Aim of the task: Reproduce the records below exactly as they appear, omitting any pictures they contain.

───

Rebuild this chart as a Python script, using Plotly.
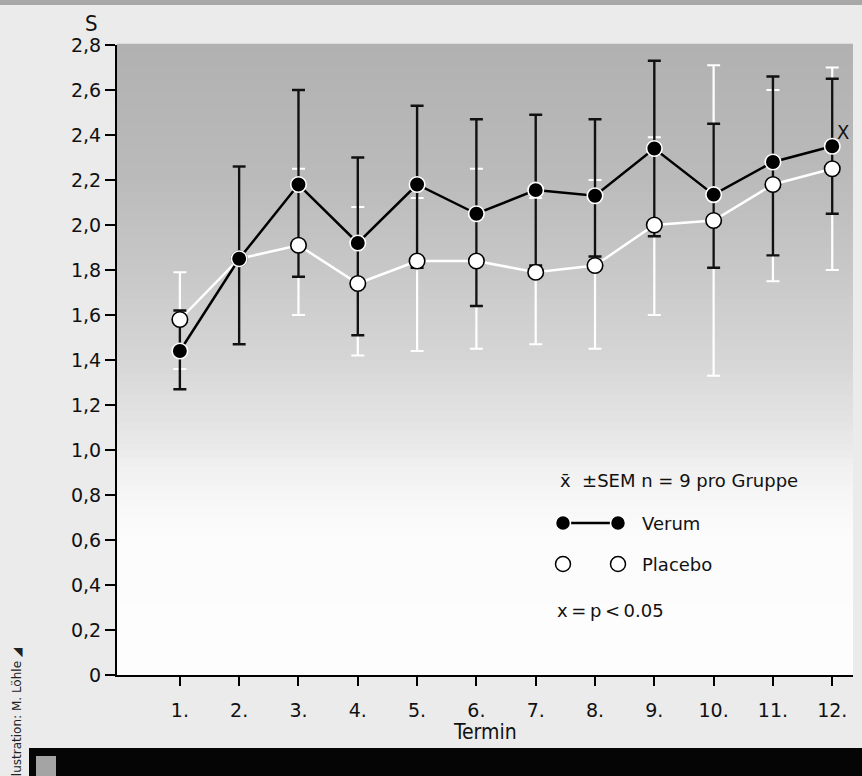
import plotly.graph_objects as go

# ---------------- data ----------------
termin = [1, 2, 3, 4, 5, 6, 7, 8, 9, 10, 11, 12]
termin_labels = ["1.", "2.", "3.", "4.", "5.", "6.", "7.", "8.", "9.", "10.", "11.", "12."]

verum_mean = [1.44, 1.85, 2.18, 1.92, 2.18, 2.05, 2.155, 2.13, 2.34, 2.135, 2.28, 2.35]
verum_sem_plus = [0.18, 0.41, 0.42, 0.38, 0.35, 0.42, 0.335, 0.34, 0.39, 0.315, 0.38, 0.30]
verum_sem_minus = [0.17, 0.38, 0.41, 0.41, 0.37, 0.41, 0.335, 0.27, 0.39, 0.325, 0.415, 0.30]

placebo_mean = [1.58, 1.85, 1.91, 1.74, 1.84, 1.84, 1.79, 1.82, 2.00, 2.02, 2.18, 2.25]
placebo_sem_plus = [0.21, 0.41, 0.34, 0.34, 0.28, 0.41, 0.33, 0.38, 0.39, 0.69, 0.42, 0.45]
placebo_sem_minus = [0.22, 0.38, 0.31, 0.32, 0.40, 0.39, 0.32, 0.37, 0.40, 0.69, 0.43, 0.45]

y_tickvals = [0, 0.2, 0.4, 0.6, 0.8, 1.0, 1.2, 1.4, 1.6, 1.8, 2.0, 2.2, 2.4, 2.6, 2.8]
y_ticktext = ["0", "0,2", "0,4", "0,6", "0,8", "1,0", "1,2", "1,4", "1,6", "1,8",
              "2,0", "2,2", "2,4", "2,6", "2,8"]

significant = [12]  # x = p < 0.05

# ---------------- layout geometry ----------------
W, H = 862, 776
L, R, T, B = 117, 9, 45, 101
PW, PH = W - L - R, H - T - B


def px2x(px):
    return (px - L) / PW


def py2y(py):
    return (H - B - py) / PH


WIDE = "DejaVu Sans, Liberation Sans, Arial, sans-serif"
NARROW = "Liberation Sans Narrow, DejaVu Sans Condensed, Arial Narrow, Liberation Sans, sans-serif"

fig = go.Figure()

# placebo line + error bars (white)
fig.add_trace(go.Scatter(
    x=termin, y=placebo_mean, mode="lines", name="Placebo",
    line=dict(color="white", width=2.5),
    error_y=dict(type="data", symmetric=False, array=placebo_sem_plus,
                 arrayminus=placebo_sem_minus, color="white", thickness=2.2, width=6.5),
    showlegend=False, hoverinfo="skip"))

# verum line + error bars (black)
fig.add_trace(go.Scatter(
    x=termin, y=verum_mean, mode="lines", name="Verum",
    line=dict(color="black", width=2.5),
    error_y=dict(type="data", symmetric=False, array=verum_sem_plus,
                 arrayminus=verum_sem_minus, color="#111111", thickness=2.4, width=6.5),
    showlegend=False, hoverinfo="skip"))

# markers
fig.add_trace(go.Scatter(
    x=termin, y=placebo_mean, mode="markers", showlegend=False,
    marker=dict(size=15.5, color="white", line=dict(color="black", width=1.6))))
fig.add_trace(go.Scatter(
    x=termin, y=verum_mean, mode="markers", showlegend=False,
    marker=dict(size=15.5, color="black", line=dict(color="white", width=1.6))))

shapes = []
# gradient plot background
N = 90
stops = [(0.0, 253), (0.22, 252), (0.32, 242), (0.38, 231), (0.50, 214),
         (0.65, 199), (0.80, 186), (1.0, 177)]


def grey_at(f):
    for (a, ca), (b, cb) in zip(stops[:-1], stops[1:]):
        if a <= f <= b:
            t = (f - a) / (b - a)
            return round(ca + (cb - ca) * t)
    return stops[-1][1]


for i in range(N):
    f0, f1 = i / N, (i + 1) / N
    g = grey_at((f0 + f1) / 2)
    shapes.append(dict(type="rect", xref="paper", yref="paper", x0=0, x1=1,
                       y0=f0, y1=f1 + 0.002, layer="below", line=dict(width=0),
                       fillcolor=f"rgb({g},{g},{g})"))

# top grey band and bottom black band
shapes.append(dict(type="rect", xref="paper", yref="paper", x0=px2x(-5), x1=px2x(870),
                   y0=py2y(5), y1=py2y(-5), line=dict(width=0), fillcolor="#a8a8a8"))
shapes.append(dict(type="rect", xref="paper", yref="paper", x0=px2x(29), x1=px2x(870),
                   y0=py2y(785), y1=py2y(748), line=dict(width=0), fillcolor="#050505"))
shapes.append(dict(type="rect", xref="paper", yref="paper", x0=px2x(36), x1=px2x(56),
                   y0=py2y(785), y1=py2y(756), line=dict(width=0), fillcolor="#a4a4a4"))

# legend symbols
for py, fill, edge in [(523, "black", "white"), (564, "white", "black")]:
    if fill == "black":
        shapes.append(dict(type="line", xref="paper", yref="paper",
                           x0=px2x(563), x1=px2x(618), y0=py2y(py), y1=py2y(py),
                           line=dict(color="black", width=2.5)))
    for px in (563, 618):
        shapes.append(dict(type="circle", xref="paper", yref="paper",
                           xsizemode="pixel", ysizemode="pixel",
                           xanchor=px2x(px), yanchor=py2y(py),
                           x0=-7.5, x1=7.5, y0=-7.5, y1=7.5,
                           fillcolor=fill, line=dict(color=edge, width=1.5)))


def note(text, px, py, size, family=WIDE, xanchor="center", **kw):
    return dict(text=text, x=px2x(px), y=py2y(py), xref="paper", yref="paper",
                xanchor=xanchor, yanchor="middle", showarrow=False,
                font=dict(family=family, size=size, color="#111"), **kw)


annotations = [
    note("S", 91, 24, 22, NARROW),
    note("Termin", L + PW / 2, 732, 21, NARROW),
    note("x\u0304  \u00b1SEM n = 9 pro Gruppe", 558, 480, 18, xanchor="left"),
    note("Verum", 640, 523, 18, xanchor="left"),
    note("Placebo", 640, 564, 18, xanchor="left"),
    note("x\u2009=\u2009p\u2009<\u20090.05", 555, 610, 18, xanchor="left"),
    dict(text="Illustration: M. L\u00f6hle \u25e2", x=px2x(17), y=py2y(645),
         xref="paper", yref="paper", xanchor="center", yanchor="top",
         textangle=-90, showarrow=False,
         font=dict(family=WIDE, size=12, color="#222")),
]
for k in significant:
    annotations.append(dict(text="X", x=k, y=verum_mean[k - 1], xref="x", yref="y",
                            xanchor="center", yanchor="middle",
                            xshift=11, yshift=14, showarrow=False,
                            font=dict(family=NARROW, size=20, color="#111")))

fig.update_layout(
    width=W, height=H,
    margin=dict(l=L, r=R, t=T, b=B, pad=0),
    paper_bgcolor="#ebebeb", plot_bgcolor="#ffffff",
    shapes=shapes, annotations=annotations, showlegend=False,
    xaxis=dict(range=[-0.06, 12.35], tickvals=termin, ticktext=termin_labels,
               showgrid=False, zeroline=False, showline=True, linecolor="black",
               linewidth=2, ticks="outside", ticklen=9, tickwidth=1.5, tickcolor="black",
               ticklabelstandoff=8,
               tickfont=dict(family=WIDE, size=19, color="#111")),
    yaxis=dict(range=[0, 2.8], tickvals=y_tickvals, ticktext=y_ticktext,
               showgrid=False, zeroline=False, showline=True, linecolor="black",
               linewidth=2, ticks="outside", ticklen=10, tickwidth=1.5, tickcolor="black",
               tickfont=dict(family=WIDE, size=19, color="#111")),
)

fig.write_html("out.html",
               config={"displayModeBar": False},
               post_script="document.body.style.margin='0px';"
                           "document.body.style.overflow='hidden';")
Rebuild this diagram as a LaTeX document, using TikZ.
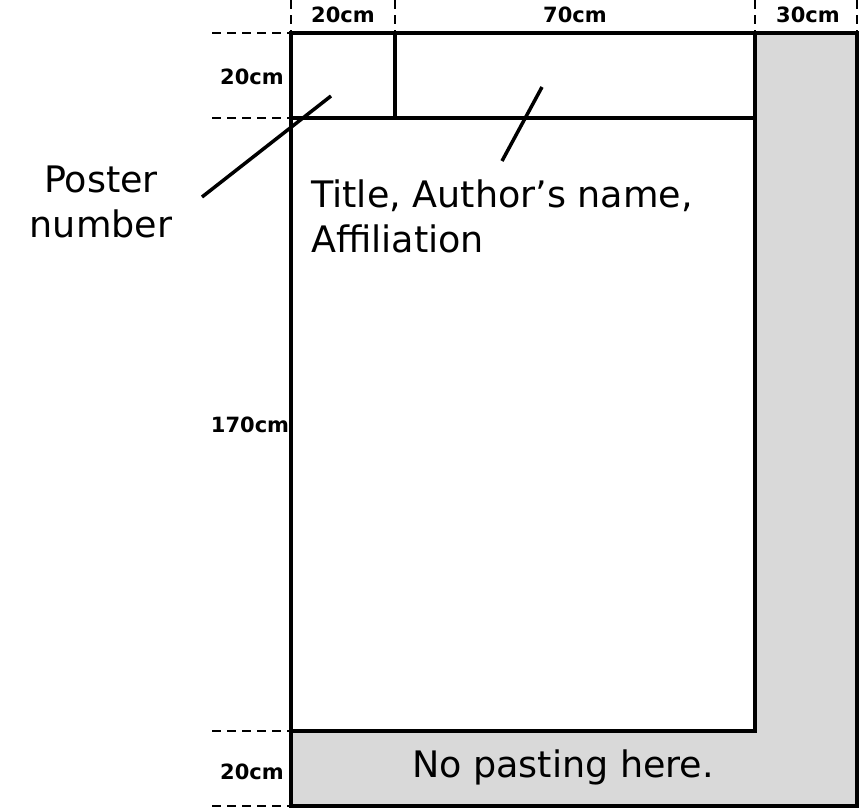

───

Solution below:
Rebuild this chart as a Python script, using Plotly.
import plotly.graph_objects as go

# ---------------- data ----------------
termin = [1, 2, 3, 4, 5, 6, 7, 8, 9, 10, 11, 12]
termin_labels = ["1.", "2.", "3.", "4.", "5.", "6.", "7.", "8.", "9.", "10.", "11.", "12."]

verum_mean = [1.44, 1.85, 2.18, 1.92, 2.18, 2.05, 2.155, 2.13, 2.34, 2.135, 2.28, 2.35]
verum_sem_plus = [0.18, 0.41, 0.42, 0.38, 0.35, 0.42, 0.335, 0.34, 0.39, 0.315, 0.38, 0.30]
verum_sem_minus = [0.17, 0.38, 0.41, 0.41, 0.37, 0.41, 0.335, 0.27, 0.39, 0.325, 0.415, 0.30]

placebo_mean = [1.58, 1.85, 1.91, 1.74, 1.84, 1.84, 1.79, 1.82, 2.00, 2.02, 2.18, 2.25]
placebo_sem_plus = [0.21, 0.41, 0.34, 0.34, 0.28, 0.41, 0.33, 0.38, 0.39, 0.69, 0.42, 0.45]
placebo_sem_minus = [0.22, 0.38, 0.31, 0.32, 0.40, 0.39, 0.32, 0.37, 0.40, 0.69, 0.43, 0.45]

y_tickvals = [0, 0.2, 0.4, 0.6, 0.8, 1.0, 1.2, 1.4, 1.6, 1.8, 2.0, 2.2, 2.4, 2.6, 2.8]
y_ticktext = ["0", "0,2", "0,4", "0,6", "0,8", "1,0", "1,2", "1,4", "1,6", "1,8",
              "2,0", "2,2", "2,4", "2,6", "2,8"]

significant = [12]  # x = p < 0.05

# ---------------- layout geometry ----------------
W, H = 862, 776
L, R, T, B = 117, 9, 45, 101
PW, PH = W - L - R, H - T - B


def px2x(px):
    return (px - L) / PW


def py2y(py):
    return (H - B - py) / PH


WIDE = "DejaVu Sans, Liberation Sans, Arial, sans-serif"
NARROW = "Liberation Sans Narrow, DejaVu Sans Condensed, Arial Narrow, Liberation Sans, sans-serif"

fig = go.Figure()

# placebo line + error bars (white)
fig.add_trace(go.Scatter(
    x=termin, y=placebo_mean, mode="lines", name="Placebo",
    line=dict(color="white", width=2.5),
    error_y=dict(type="data", symmetric=False, array=placebo_sem_plus,
                 arrayminus=placebo_sem_minus, color="white", thickness=2.2, width=6.5),
    showlegend=False, hoverinfo="skip"))

# verum line + error bars (black)
fig.add_trace(go.Scatter(
    x=termin, y=verum_mean, mode="lines", name="Verum",
    line=dict(color="black", width=2.5),
    error_y=dict(type="data", symmetric=False, array=verum_sem_plus,
                 arrayminus=verum_sem_minus, color="#111111", thickness=2.4, width=6.5),
    showlegend=False, hoverinfo="skip"))

# markers
fig.add_trace(go.Scatter(
    x=termin, y=placebo_mean, mode="markers", showlegend=False,
    marker=dict(size=15.5, color="white", line=dict(color="black", width=1.6))))
fig.add_trace(go.Scatter(
    x=termin, y=verum_mean, mode="markers", showlegend=False,
    marker=dict(size=15.5, color="black", line=dict(color="white", width=1.6))))

shapes = []
# gradient plot background
N = 90
stops = [(0.0, 253), (0.22, 252), (0.32, 242), (0.38, 231), (0.50, 214),
         (0.65, 199), (0.80, 186), (1.0, 177)]


def grey_at(f):
    for (a, ca), (b, cb) in zip(stops[:-1], stops[1:]):
        if a <= f <= b:
            t = (f - a) / (b - a)
            return round(ca + (cb - ca) * t)
    return stops[-1][1]


for i in range(N):
    f0, f1 = i / N, (i + 1) / N
    g = grey_at((f0 + f1) / 2)
    shapes.append(dict(type="rect", xref="paper", yref="paper", x0=0, x1=1,
                       y0=f0, y1=f1 + 0.002, layer="below", line=dict(width=0),
                       fillcolor=f"rgb({g},{g},{g})"))

# top grey band and bottom black band
shapes.append(dict(type="rect", xref="paper", yref="paper", x0=px2x(-5), x1=px2x(870),
                   y0=py2y(5), y1=py2y(-5), line=dict(width=0), fillcolor="#a8a8a8"))
shapes.append(dict(type="rect", xref="paper", yref="paper", x0=px2x(29), x1=px2x(870),
                   y0=py2y(785), y1=py2y(748), line=dict(width=0), fillcolor="#050505"))
shapes.append(dict(type="rect", xref="paper", yref="paper", x0=px2x(36), x1=px2x(56),
                   y0=py2y(785), y1=py2y(756), line=dict(width=0), fillcolor="#a4a4a4"))

# legend symbols
for py, fill, edge in [(523, "black", "white"), (564, "white", "black")]:
    if fill == "black":
        shapes.append(dict(type="line", xref="paper", yref="paper",
                           x0=px2x(563), x1=px2x(618), y0=py2y(py), y1=py2y(py),
                           line=dict(color="black", width=2.5)))
    for px in (563, 618):
        shapes.append(dict(type="circle", xref="paper", yref="paper",
                           xsizemode="pixel", ysizemode="pixel",
                           xanchor=px2x(px), yanchor=py2y(py),
                           x0=-7.5, x1=7.5, y0=-7.5, y1=7.5,
                           fillcolor=fill, line=dict(color=edge, width=1.5)))


def note(text, px, py, size, family=WIDE, xanchor="center", **kw):
    return dict(text=text, x=px2x(px), y=py2y(py), xref="paper", yref="paper",
                xanchor=xanchor, yanchor="middle", showarrow=False,
                font=dict(family=family, size=size, color="#111"), **kw)


annotations = [
    note("S", 91, 24, 22, NARROW),
    note("Termin", L + PW / 2, 732, 21, NARROW),
    note("x\u0304  \u00b1SEM n = 9 pro Gruppe", 558, 480, 18, xanchor="left"),
    note("Verum", 640, 523, 18, xanchor="left"),
    note("Placebo", 640, 564, 18, xanchor="left"),
    note("x\u2009=\u2009p\u2009<\u20090.05", 555, 610, 18, xanchor="left"),
    dict(text="Illustration: M. L\u00f6hle \u25e2", x=px2x(17), y=py2y(645),
         xref="paper", yref="paper", xanchor="center", yanchor="top",
         textangle=-90, showarrow=False,
         font=dict(family=WIDE, size=12, color="#222")),
]
for k in significant:
    annotations.append(dict(text="X", x=k, y=verum_mean[k - 1], xref="x", yref="y",
                            xanchor="center", yanchor="middle",
                            xshift=11, yshift=14, showarrow=False,
                            font=dict(family=NARROW, size=20, color="#111")))

fig.update_layout(
    width=W, height=H,
    margin=dict(l=L, r=R, t=T, b=B, pad=0),
    paper_bgcolor="#ebebeb", plot_bgcolor="#ffffff",
    shapes=shapes, annotations=annotations, showlegend=False,
    xaxis=dict(range=[-0.06, 12.35], tickvals=termin, ticktext=termin_labels,
               showgrid=False, zeroline=False, showline=True, linecolor="black",
               linewidth=2, ticks="outside", ticklen=9, tickwidth=1.5, tickcolor="black",
               ticklabelstandoff=8,
               tickfont=dict(family=WIDE, size=19, color="#111")),
    yaxis=dict(range=[0, 2.8], tickvals=y_tickvals, ticktext=y_ticktext,
               showgrid=False, zeroline=False, showline=True, linecolor="black",
               linewidth=2, ticks="outside", ticklen=10, tickwidth=1.5, tickcolor="black",
               tickfont=dict(family=WIDE, size=19, color="#111")),
)

fig.write_html("out.html",
               config={"displayModeBar": False},
               post_script="document.body.style.margin='0px';"
                           "document.body.style.overflow='hidden';")
Rebuild this diagram as a LaTeX document, using TikZ.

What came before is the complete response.